Question

Two variables are defined, a regression equation is given, and one data point is given. (a) Find the predicted value for the data point and compute the residual. (b) Interpret the slope in context. (c) Interpret the intercept in context, and if the intercept makes no sense in this context, explain why. \(B A C=\) blood alcohol content (\% of alcohol in the blood), Drinks \(=\) number of alcoholic drinks. \(\widehat{B A C}=-0.0127+0.018(\) Drinks \() ;\) data point is an individual who consumed 3 drinks and had a \(B A C\) of 0.08.

Short answer

The predicted BAC for an individual who consumed 3 drinks is 0.041. The residual is 0.039. The slope shows that for each additional drink consumed, the predicted BAC increases by 0.018. The intercept, -0.0127, isn't meaningful in this context because BAC can't be negative, especially when no drinks are consumed.

Step-by-step solution

Calculate the Predicted Blood Alcohol Content (BAC)

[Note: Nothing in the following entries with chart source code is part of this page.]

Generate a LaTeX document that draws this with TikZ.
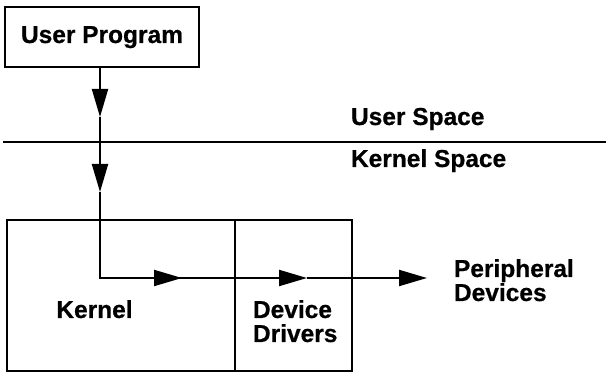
\documentclass[tikz,border=0pt]{standalone}
\usepackage{fontspec}
\setmainfont{Liberation Sans}[BoldFeatures={FakeBold=0.6}]
\usetikzlibrary{arrows.meta}
\begin{document}
\begin{tikzpicture}[x=1pt,y=-1pt,
  line width=2pt,
  lbl/.style={font=\fontsize{24.5}{24}\selectfont\bfseries, inner sep=0pt, align=left},
  box/.style={draw, line width=2.2pt, inner sep=0pt},
  flow/.style={-{Triangle[length=28pt,width=16pt]}}]
  \useasboundingbox (0,0) rectangle (606,374);

  % user program box
  \node[box, minimum width=194pt, minimum height=60pt] (up) at (102,37) {};
  \node[lbl, anchor=base] (uptext) at (102,43) {User Program};

  % boundary between user and kernel space
  \coordinate (sepL) at (3,142);
  \coordinate (sepR) at (606,142);
  \draw (sepL) -- (sepR);
  \node[lbl, anchor=base west] (us) at (350,125) {User Space};
  \node[lbl, anchor=base west] (ks) at (350,167) {Kernel Space};

  % kernel and driver boxes
  \node[box, minimum width=228pt, minimum height=151pt] (kern) at (121,295.5) {};
  \node[box, minimum width=117pt, minimum height=151pt] (drv) at (293.5,295.5) {};
  \node[lbl, anchor=base] (kerntext) at (94.5,318) {Kernel};
  % two-line labels: the base anchor sits on the last line
  \node[lbl, anchor=base west] (drvtext) at (252,342) {Device\\Drivers};
  \node[lbl, anchor=base west] (per) at (453,301) {Peripheral\\Devices};

  % call path
  \coordinate (a1) at (100,117);
  \coordinate (a2) at (100,192);
  \coordinate (bend) at (100,278);
  \coordinate (h1) at (182,278);
  \coordinate (h2) at (307,278);
  \coordinate (h3) at (427,278);
  \draw[flow] (up.south -| a1) -- (a1);
  \draw[flow] (a1) -- (a2);
  \draw (a2) -- (bend) -- (h1);
  \draw[flow] (bend) -- (h1);
  \draw[flow] (h1) -- (h2);
  \draw[flow] (h2) -- (h3);
\end{tikzpicture}
\end{document}
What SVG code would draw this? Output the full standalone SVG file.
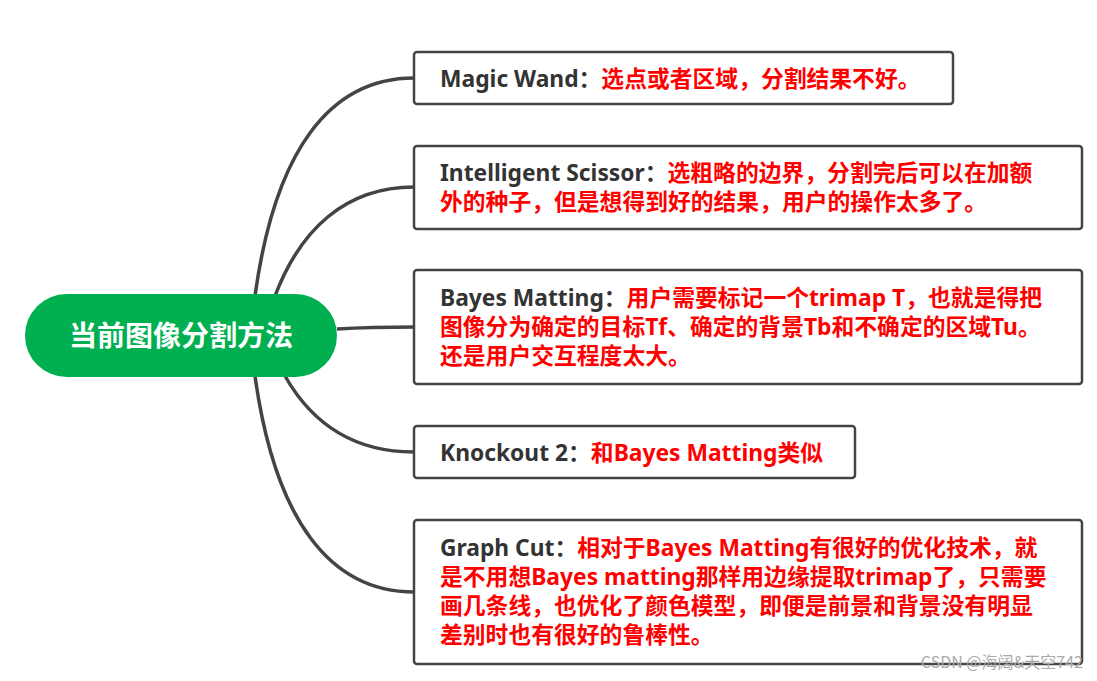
<svg xmlns="http://www.w3.org/2000/svg" width="1097" height="681" viewBox="0 0 1097 681">
<style>
.box{fill:#fff;stroke:#444;stroke-width:2.5}
.t{font-family:"Noto Sans","Noto Sans CJK SC",sans-serif;font-weight:bold;font-size:22.8px;fill:#333}
.r{fill:#f00}
.c{fill:none;stroke:#444;stroke-width:3.5}
</style>
<rect width="1097" height="681" fill="#fff"/>
<g id="connectors">
<path class="c" d="M255,296 C275,150 330,78 414,78"/>
<path class="c" d="M275,296 C300,230 345,187 414,187"/>
<path class="c" d="M337,329 C370,327 390,327 414,327"/>
<path class="c" d="M285,376 C310,420 350,452 414,452"/>
<path class="c" d="M255,376 C275,520 330,592 414,592"/>
</g>
<g id="root">
<rect x="25" y="294" width="312" height="83" rx="41.5" fill="#00b050"/>
<text x="181" y="346" text-anchor="middle" font-family="Noto Sans CJK SC,sans-serif" font-weight="bold" font-size="28" fill="#fff">当前图像分割方法</text>
</g>
<g id="n1">
<rect class="box" x="414" y="52" width="539" height="52" rx="3"/>
<text class="t" x="440" y="87">Magic Wand：<tspan class="r">选点或者区域，分割结果不好。</tspan></text>
</g>
<g id="n2">
<rect class="box" x="414" y="146" width="668" height="83" rx="3"/>
<text class="t" x="440" y="181">Intelligent Scissor：<tspan class="r">选粗略的边界，分割完后可以在加额</tspan></text>
<text class="t r" x="440" y="210">外的种子，但是想得到好的结果，用户的操作太多了。</text>
</g>
<g id="n3">
<rect class="box" x="414" y="270" width="668" height="114" rx="3"/>
<text class="t" x="440" y="306">Bayes Matting：<tspan class="r">用户需要标记一个trimap T，也就是得把</tspan></text>
<text class="t r" x="440" y="335">图像分为确定的目标Tf、确定的背景Tb和不确定的区域Tu。</text>
<text class="t r" x="440" y="364">还是用户交互程度太大。</text>
</g>
<g id="n4">
<rect class="box" x="414" y="426" width="441" height="52" rx="3"/>
<text class="t" x="440" y="461">Knockout 2：<tspan class="r">和Bayes Matting类似</tspan></text>
</g>
<g id="n5">
<rect class="box" x="414" y="520" width="668" height="144" rx="3"/>
<text class="t" x="440" y="556">Graph Cut：<tspan class="r">相对于Bayes Matting有很好的优化技术，就</tspan></text>
<text class="t r" x="440" y="585">是不用想Bayes matting那样用边缘提取trimap了，只需要</text>
<text class="t r" x="440" y="614">画几条线，也优化了颜色模型，即便是前景和背景没有明显</text>
<text class="t r" x="440" y="643">差别时也有很好的鲁棒性。</text>
</g>
<text x="1083" y="668" text-anchor="end" font-family="Noto Sans CJK SC,sans-serif" font-size="16" fill="#aaa">CSDN @海阔&amp;天空742</text>
</svg>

Using the given regression equation, the predicted BAC (\(\widehat{B A C}\)) for an individual who has consumed 3 drinks can be calculated as follows: \(\widehat{B A C}= -0.0127 + 0.018*3 = 0.041\)

Compute the Residual

The residual is calculated by subtracting the predicted BAC from the observed BAC. In this case, the observed BAC is 0.08, and the predicted BAC from the regression equation is 0.041. Therefore, the residual = 0.08 - 0.041 = 0.039

Interpret the Slope

In this context, the slope (0.018) of the regression equation represents the predicted increase in blood alcohol content (BAC) for each additional alcoholic drink consumed. This means that for every additional drink consumed, the BAC is predicted to increase by 0.018.

Interpret the Intercept

The intercept (-0.0127) of the regression equation represents the predicted BAC when no drinks are consumed. Since BAC cannot be less than 0 (especially when no drinks are consumed), the intercept is not meaningful in this context. If it were positive, it would indicate the predicted BAC with zero alcohol consumption, but a negative BAC doesn't make sense, showing that the regression model doesn't fit the data perfectly at zero drinks.